Training-free and interpretable: No deep learning training is required; the decision map generation process is based on spike count comparison with clear physical meaning.
Extremely low energy consumption and real-time performance: Real-time fusion is achieved CPU-only (C++ 0.18s) at an energy cost of only \(10^{-5}\) J, suitable for edge deployment.
First theoretical analysis of its kind: This is the first work to study the neurodynamics of CNP systems, opening a new direction for the theoretical understanding of this class of models.

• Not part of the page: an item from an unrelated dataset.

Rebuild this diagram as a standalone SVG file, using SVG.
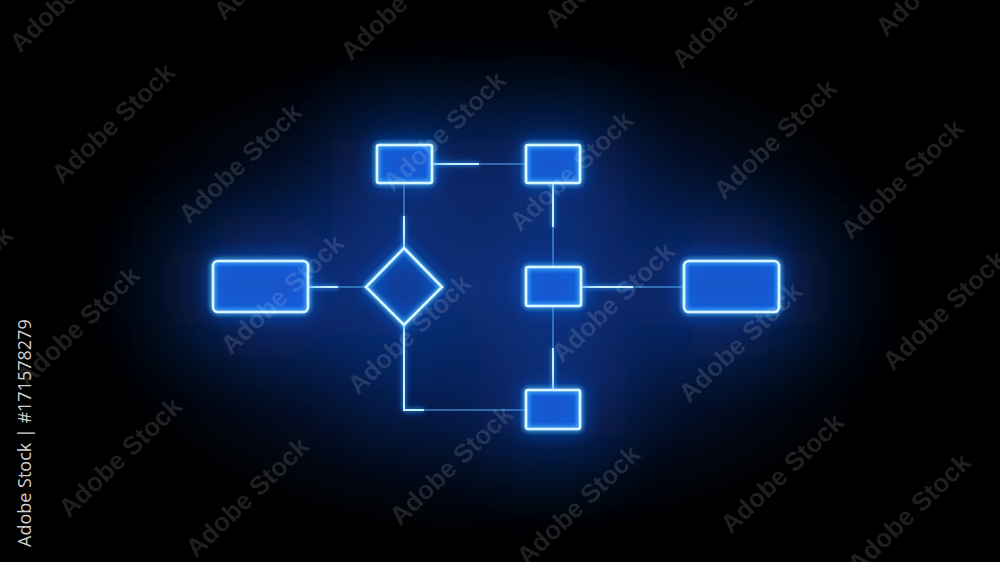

Limitations & Future Work¶

Numerical improvements are relatively modest; on some metrics, gains over PADCDTNP and DMANet are marginal.
The current method handles only the standard MFIF scenario with two input images; although the appendix extends to multiple images, the complexity analysis is insufficient.
The 110-iteration count is relatively large; it is worth exploring whether adaptive termination strategies could further accelerate inference.
SML preprocessing has limited capacity to handle low-contrast edges (e.g., on the MFFW dataset), preventing optimal SSIM performance.

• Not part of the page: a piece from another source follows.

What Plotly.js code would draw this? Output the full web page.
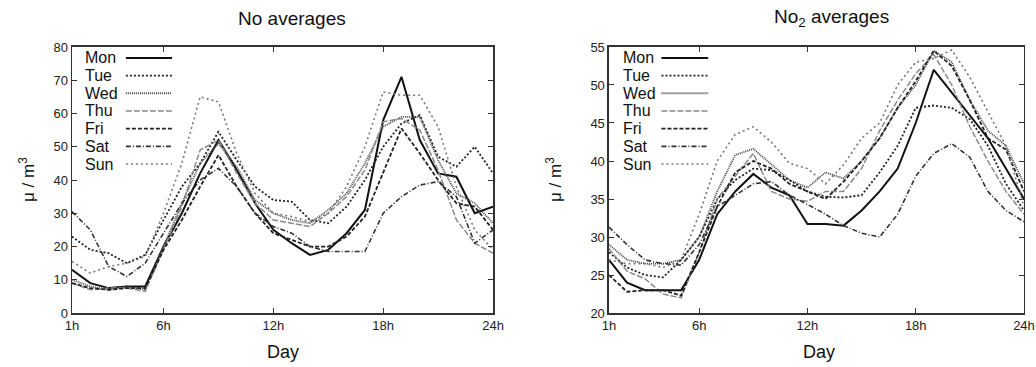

Relationship to DMANet/PADCDTNP: These methods similarly focus on decision map quality but rely on deep learning black boxes; ND-CNPFuse provides an interpretable alternative.
Relationship to prior CNP works: Prior works proposed CNP systems but relied heavily on manual parameter tuning; this paper resolves the parameter automation problem through dynamical analysis.
Insights: The spike count → focus estimation paradigm can be extended to other tasks requiring pixel-level decisions (e.g., saliency detection, depth estimation); the neurodynamical constraint analysis framework can be applied to other spiking neural network models.

Rating¶

Novelty: ⭐⭐⭐⭐ First to introduce neurodynamical analysis into CNP systems for image fusion, with solid theoretical contributions.
Experimental Thoroughness: ⭐⭐⭐⭐ Four datasets, nine comparison methods, six metrics, and comprehensive ablation studies.
Writing Quality: ⭐⭐⭐⭐ Theorem derivations are clear, illustrations are intuitive, and the overall structure is well-organized.
Value: ⭐⭐⭐ The fusion domain is relatively niche and numerical gains are limited, but the work establishes a new paradigm for interpretable fusion methods.